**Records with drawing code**
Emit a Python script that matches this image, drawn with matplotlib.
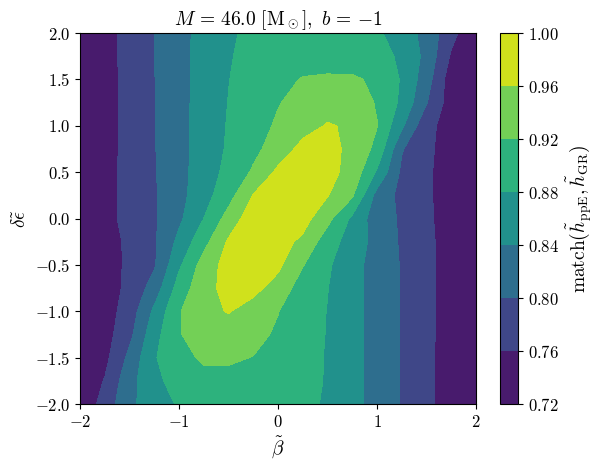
import numpy as np
import matplotlib
matplotlib.use("Agg")
import matplotlib.pyplot as plt

plt.rcParams['font.family'] = 'serif'
plt.rcParams['font.serif'] = ['cmr10']
plt.rcParams['mathtext.fontset'] = 'cm'
plt.rcParams['axes.formatter.use_mathtext'] = True

# grid of the scan
beta = [-2.0, -1.75, -1.5, -1.25, -1.0, -0.75, -0.5, -0.25, 0.0,
        0.25, 0.5, 0.75, 1.0, 1.25, 1.5, 1.75, 2.0]
deps = [2.0, 1.75, 1.5, 1.25, 1.0, 0.75, 0.5, 0.25, 0.0,
        -0.25, -0.5, -0.75, -1.0, -1.25, -1.5, -1.75, -2.0]

# match values, one row per delta-eps (top to bottom), columns follow beta
match = [
    [0.725, 0.746, 0.773, 0.800, 0.828, 0.852, 0.875, 0.888, 0.895, 0.900, 0.903, 0.900, 0.886, 0.860, 0.827, 0.773, 0.725],
    [0.725, 0.746, 0.773, 0.800, 0.828, 0.855, 0.877, 0.892, 0.900, 0.905, 0.907, 0.905, 0.895, 0.873, 0.829, 0.755, 0.725],
    [0.726, 0.745, 0.772, 0.799, 0.828, 0.854, 0.879, 0.898, 0.910, 0.922, 0.924, 0.924, 0.915, 0.876, 0.818, 0.738, 0.724],
    [0.727, 0.745, 0.772, 0.799, 0.828, 0.855, 0.881, 0.902, 0.918, 0.932, 0.942, 0.940, 0.917, 0.872, 0.802, 0.740, 0.723],
    [0.728, 0.746, 0.771, 0.798, 0.828, 0.856, 0.883, 0.905, 0.925, 0.945, 0.963, 0.955, 0.921, 0.847, 0.770, 0.745, 0.724],
    [0.728, 0.747, 0.771, 0.798, 0.828, 0.857, 0.885, 0.910, 0.938, 0.972, 0.975, 0.948, 0.910, 0.803, 0.767, 0.745, 0.724],
    [0.728, 0.748, 0.771, 0.797, 0.828, 0.858, 0.892, 0.925, 0.968, 0.985, 0.972, 0.947, 0.875, 0.792, 0.765, 0.745, 0.724],
    [0.728, 0.748, 0.771, 0.796, 0.827, 0.865, 0.905, 0.962, 0.990, 0.985, 0.962, 0.925, 0.825, 0.789, 0.765, 0.745, 0.724],
    [0.729, 0.749, 0.771, 0.795, 0.832, 0.880, 0.935, 0.985, 0.990, 0.975, 0.932, 0.872, 0.818, 0.795, 0.766, 0.745, 0.725],
    [0.729, 0.742, 0.768, 0.795, 0.850, 0.907, 0.965, 0.985, 0.975, 0.952, 0.898, 0.862, 0.826, 0.795, 0.768, 0.745, 0.726],
    [0.729, 0.741, 0.768, 0.795, 0.873, 0.937, 0.976, 0.985, 0.968, 0.922, 0.886, 0.852, 0.826, 0.797, 0.768, 0.745, 0.726],
    [0.730, 0.742, 0.769, 0.817, 0.897, 0.947, 0.972, 0.970, 0.945, 0.900, 0.881, 0.852, 0.826, 0.798, 0.768, 0.745, 0.726],
    [0.730, 0.742, 0.778, 0.848, 0.917, 0.950, 0.962, 0.945, 0.921, 0.897, 0.879, 0.851, 0.826, 0.797, 0.768, 0.745, 0.726],
    [0.731, 0.744, 0.789, 0.866, 0.918, 0.935, 0.940, 0.930, 0.915, 0.898, 0.878, 0.852, 0.826, 0.797, 0.768, 0.745, 0.726],
    [0.732, 0.749, 0.810, 0.877, 0.905, 0.927, 0.925, 0.919, 0.910, 0.895, 0.877, 0.852, 0.826, 0.797, 0.768, 0.744, 0.726],
    [0.733, 0.762, 0.826, 0.871, 0.895, 0.905, 0.910, 0.908, 0.903, 0.893, 0.877, 0.852, 0.826, 0.797, 0.768, 0.744, 0.726],
    [0.726, 0.777, 0.831, 0.861, 0.884, 0.895, 0.900, 0.900, 0.897, 0.890, 0.875, 0.852, 0.825, 0.797, 0.768, 0.744, 0.726],
]

levels = [0.72, 0.76, 0.80, 0.84, 0.88, 0.92, 0.96, 1.00]

fig = plt.figure(figsize=(5.98, 4.67), dpi=100)
ax = fig.add_axes([0.1338, 0.1349, 0.6622, 0.7944])
cax = fig.add_axes([0.836, 0.1349, 0.030, 0.7944])

B, E = np.meshgrid(beta, deps)
cs = ax.contourf(B, E, np.array(match), levels=levels, cmap='viridis')

ax.set_xlim(-2, 2)
ax.set_ylim(-2, 2)
ax.set_xticks([-2, -1, 0, 1, 2])
ax.set_yticks([-2.0, -1.5, -1.0, -0.5, 0.0, 0.5, 1.0, 1.5, 2.0])
ax.set_yticklabels(['$-2.0$', '$-1.5$', '$-1.0$', '$-0.5$', '$0.0$',
                    '$0.5$', '$1.0$', '$1.5$', '$2.0$'])
ax.tick_params(labelsize=12)
ax.set_xlabel(r'$\tilde{\beta}$', fontsize=14)
ax.set_ylabel(r'$\delta\tilde{\epsilon}$', fontsize=14)
ax.set_title(r'$M \,=\, 46.0\ [\mathrm{M}_\odot],\ b \,=\, {-1}$', fontsize=14)

cb = fig.colorbar(cs, cax=cax)
cb.set_ticks(levels)
cb.set_ticklabels(['$%.2f$' % v for v in levels])
cb.ax.tick_params(labelsize=12)
cb.set_label(r'$\mathrm{match}(\tilde{h}_{\rm ppE}, \tilde{h}_{\rm GR})$', fontsize=14)

fig.savefig('out.png', dpi=100)
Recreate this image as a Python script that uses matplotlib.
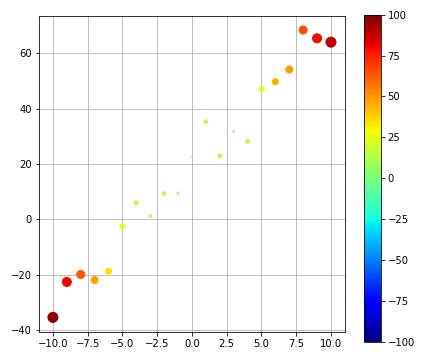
import matplotlib
matplotlib.use('Agg')
import matplotlib.pyplot as plt
import numpy as np

x = [-10, -9, -8, -7, -6, -5, -4, -3, -2, -1, 0, 1, 2, 3, 4, 5, 6, 7, 8, 9, 10]
y = [-35.4, -22.6, -19.9, -21.9, -18.7, -2.5, 6.0, 1.2, 9.4, 9.5, 22.7,
     35.3, 23.0, 31.8, 28.2, 47.2, 49.8, 54.2, 68.5, 65.5, 64.1]
# colour value per point
colors = [97, 80, 64, 48, 35, 24, 16, 9, 12, 4, 2, 11, 11, 5, 13, 22, 45, 49, 65, 80, 90]
# marker area per point
sizes = [100, 81, 64, 49, 36, 25, 16, 7, 12, 4, 1, 12, 14, 3, 15, 25, 36, 49, 64, 81, 100]

fig = plt.figure(figsize=(6, 5), dpi=72)
ax = fig.add_axes([0.0903, 0.0786, 0.708, 0.878])
cax = fig.add_axes([0.8426, 0.051, 0.0386, 0.908])

sc = ax.scatter(x, y, c=colors, s=sizes, cmap='jet', vmin=-100, vmax=100)
ax.grid(True)
ax.set_axisbelow(True)
fig.colorbar(sc, cax=cax)

fig.savefig('out.png', dpi=72)
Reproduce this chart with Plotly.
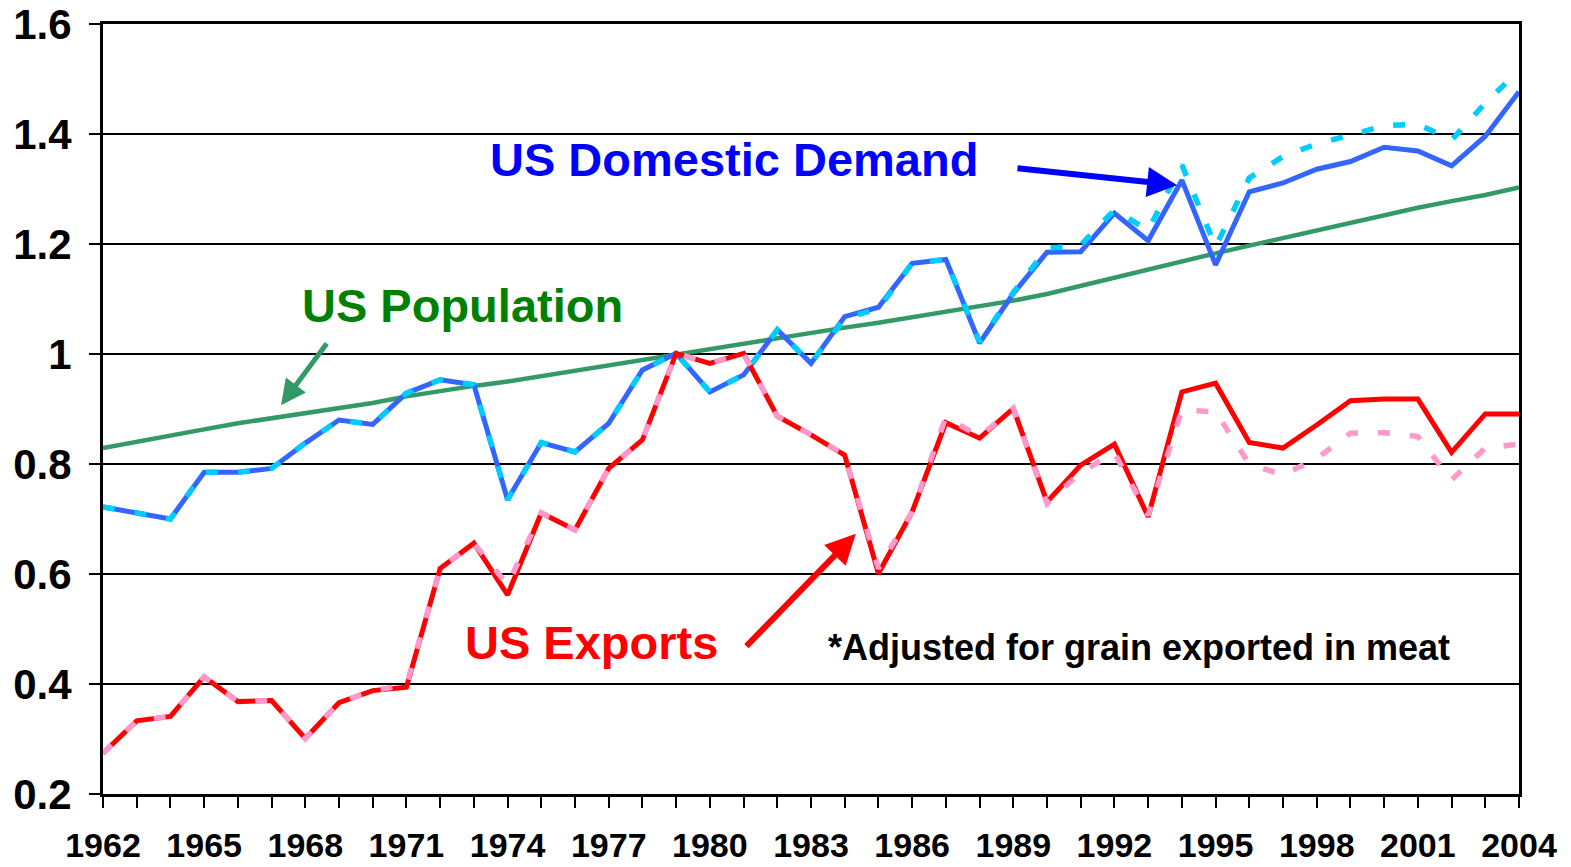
import plotly.graph_objects as go

years = list(range(1962, 2005))

population = [0.829, 0.841, 0.853, 0.863, 0.874, 0.883, 0.892, 0.901, 0.911, 0.923,
              0.933, 0.942, 0.950, 0.960, 0.969, 0.979, 0.989, 1.000, 1.010, 1.020,
              1.030, 1.039, 1.048, 1.057, 1.067, 1.077, 1.086, 1.097, 1.109, 1.124,
              1.140, 1.155, 1.169, 1.183, 1.197, 1.211, 1.226, 1.240, 1.254, 1.266,
              1.278, 1.289, 1.303]

domestic = [0.722, 0.712, 0.700, 0.785, 0.785, 0.792, 0.838, 0.880, 0.872, 0.929,
            0.953, 0.944, 0.735, 0.839, 0.822, 0.874, 0.971, 1.001, 0.931, 0.962,
            1.044, 0.983, 1.068, 1.085, 1.165, 1.172, 1.020, 1.110, 1.185, 1.186,
            1.256, 1.206, 1.316, 1.162, 1.295, 1.311, 1.336, 1.350, 1.376, 1.369,
            1.342, 1.396, 1.477]

domestic_adj = [0.722, 0.712, 0.700, 0.785, 0.785, 0.792, 0.838, 0.880, 0.872, 0.929,
                0.953, 0.944, 0.735, 0.839, 0.822, 0.874, 0.971, 1.001, 0.931, 0.962,
                1.044, 0.983, 1.065, 1.082, 1.165, 1.172, 1.022, 1.112, 1.192, 1.198,
                1.262, 1.225, 1.344, 1.195, 1.320, 1.359, 1.382, 1.398, 1.415, 1.418,
                1.389, 1.456, 1.516]

exports = [0.274, 0.333, 0.341, 0.413, 0.368, 0.370, 0.301, 0.366, 0.388, 0.394,
           0.610, 0.656, 0.562, 0.711, 0.680, 0.792, 0.844, 1.001, 0.983, 1.001,
           0.887, 0.853, 0.816, 0.601, 0.713, 0.875, 0.847, 0.901, 0.731, 0.798,
           0.836, 0.704, 0.931, 0.947, 0.839, 0.829, 0.871, 0.915, 0.918, 0.918,
           0.821, 0.891, 0.891]

exports_adj = [0.274, 0.333, 0.341, 0.413, 0.368, 0.370, 0.301, 0.366, 0.388, 0.398,
               0.610, 0.656, 0.580, 0.711, 0.680, 0.792, 0.844, 1.001, 0.983, 1.001,
               0.887, 0.853, 0.816, 0.610, 0.713, 0.885, 0.850, 0.901, 0.728, 0.785,
               0.820, 0.707, 0.898, 0.895, 0.800, 0.780, 0.810, 0.856, 0.857, 0.850,
               0.771, 0.829, 0.836]

tick_labels_x = [str(y) for y in range(1962, 2005, 3)]
tick_vals_y = [0.2, 0.4, 0.6, 0.8, 1.0, 1.2, 1.4, 1.6]
tick_text_y = ["0.2", "0.4", "0.6", "0.8", "1", "1.2", "1.4", "1.6"]

FONT = "Liberation Sans, Arial, sans-serif"
DASH = "12px,20px"

fig = go.Figure()
fig.add_trace(go.Scatter(x=years, y=population, mode="lines",
                         line=dict(color="#339966", width=4.5)))
fig.add_trace(go.Scatter(x=years, y=domestic, mode="lines",
                         line=dict(color="#3366FF", width=5)))
fig.add_trace(go.Scatter(x=years, y=domestic_adj, mode="lines",
                         line=dict(color="#00CCFF", width=5.5, dash=DASH)))
fig.add_trace(go.Scatter(x=years, y=exports, mode="lines",
                         line=dict(color="#FF0000", width=5)))
fig.add_trace(go.Scatter(x=years, y=exports_adj, mode="lines",
                         line=dict(color="#FF99CC", width=5.5, dash=DASH)))

annotations = [
    dict(x=1973.42, y=1.353, text="<b>US Domestic Demand</b>", showarrow=False,
         xanchor="left", yanchor="middle", font=dict(family=FONT, size=47, color="#0000FF")),
    dict(x=1967.84, y=1.089, text="<b>US Population</b>", showarrow=False,
         xanchor="left", yanchor="middle", font=dict(family=FONT, size=47, color="#008000")),
    dict(x=1972.68, y=0.476, text="<b>US Exports</b>", showarrow=False,
         xanchor="left", yanchor="middle", font=dict(family=FONT, size=47, color="#FF0000")),
    dict(x=1983.45, y=0.466, text="<b>*Adjusted for grain exported in meat</b>", showarrow=False,
         xanchor="left", yanchor="middle", font=dict(family=FONT, size=36, color="#000000")),
    dict(x=1993.86, y=1.307, ax=1989.08, ay=1.338, xref="x", yref="y", axref="x", ayref="y",
         text="", showarrow=True, arrowhead=2, arrowsize=1, arrowwidth=6, arrowcolor="#0000FF",
         standoff=0),
    dict(x=1967.28, y=0.907, ax=1968.67, ay=1.022, xref="x", yref="y", axref="x", ayref="y",
         text="", showarrow=True, arrowhead=2, arrowsize=1, arrowwidth=5, arrowcolor="#339966",
         standoff=0),
    dict(x=1984.33, y=0.673, ax=1981.04, ay=0.466, xref="x", yref="y", axref="x", ayref="y",
         text="", showarrow=True, arrowhead=2, arrowsize=1, arrowwidth=6, arrowcolor="#FF0000",
         standoff=0),
]

# page body has an 8px margin; size the figure so the plot area lands where the reference has it
fig.update_layout(
    width=1563, height=859,
    margin=dict(l=95, r=52, t=16, b=73),
    paper_bgcolor="white", plot_bgcolor="white",
    showlegend=False,
    annotations=annotations,
    font=dict(family=FONT, color="black"),
)

fig.update_xaxes(
    range=[1962, 2004], automargin=False, ticklabeloverflow="allow",
    tickmode="array", tickvals=list(range(1962, 2005, 3)), ticktext=[f"<b>{t}</b>" for t in tick_labels_x],
    ticks="outside", ticklen=11, tickwidth=2, tickcolor="black",
    minor=dict(dtick=1, tick0=1962, ticks="outside", ticklen=11, tickwidth=2, tickcolor="black", showgrid=False),
    showline=True, linewidth=3, linecolor="black", mirror=True,
    showgrid=False, zeroline=False,
    tickfont=dict(family=FONT, size=34, color="black"),
    ticklabelstandoff=8,
)
fig.update_yaxes(
    range=[0.2, 1.6], automargin=False, ticklabeloverflow="allow",
    tickmode="array", tickvals=tick_vals_y, ticktext=[f"<b>{t}</b>" for t in tick_text_y],
    ticks="outside", ticklen=11, tickwidth=2, tickcolor="black",
    showline=True, linewidth=3, linecolor="black", mirror=True,
    showgrid=True, gridcolor="black", gridwidth=2, zeroline=False,
    tickfont=dict(family=FONT, size=42, color="black"),
    ticklabelstandoff=9,
)

fig.write_html("out.html")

**What you should do**
Take the lines from the start of the material to the line with "-0.25, -0.5, -0.75, -1.0, -1.25, -1.5, -1.75, -2.0]", both included, and transcribe them exactly without the pictures.

**Answer**
Emit a Python script that matches this image, drawn with matplotlib.
import numpy as np
import matplotlib
matplotlib.use("Agg")
import matplotlib.pyplot as plt

plt.rcParams['font.family'] = 'serif'
plt.rcParams['font.serif'] = ['cmr10']
plt.rcParams['mathtext.fontset'] = 'cm'
plt.rcParams['axes.formatter.use_mathtext'] = True

# grid of the scan
beta = [-2.0, -1.75, -1.5, -1.25, -1.0, -0.75, -0.5, -0.25, 0.0,
        0.25, 0.5, 0.75, 1.0, 1.25, 1.5, 1.75, 2.0]
deps = [2.0, 1.75, 1.5, 1.25, 1.0, 0.75, 0.5, 0.25, 0.0,
        -0.25, -0.5, -0.75, -1.0, -1.25, -1.5, -1.75, -2.0]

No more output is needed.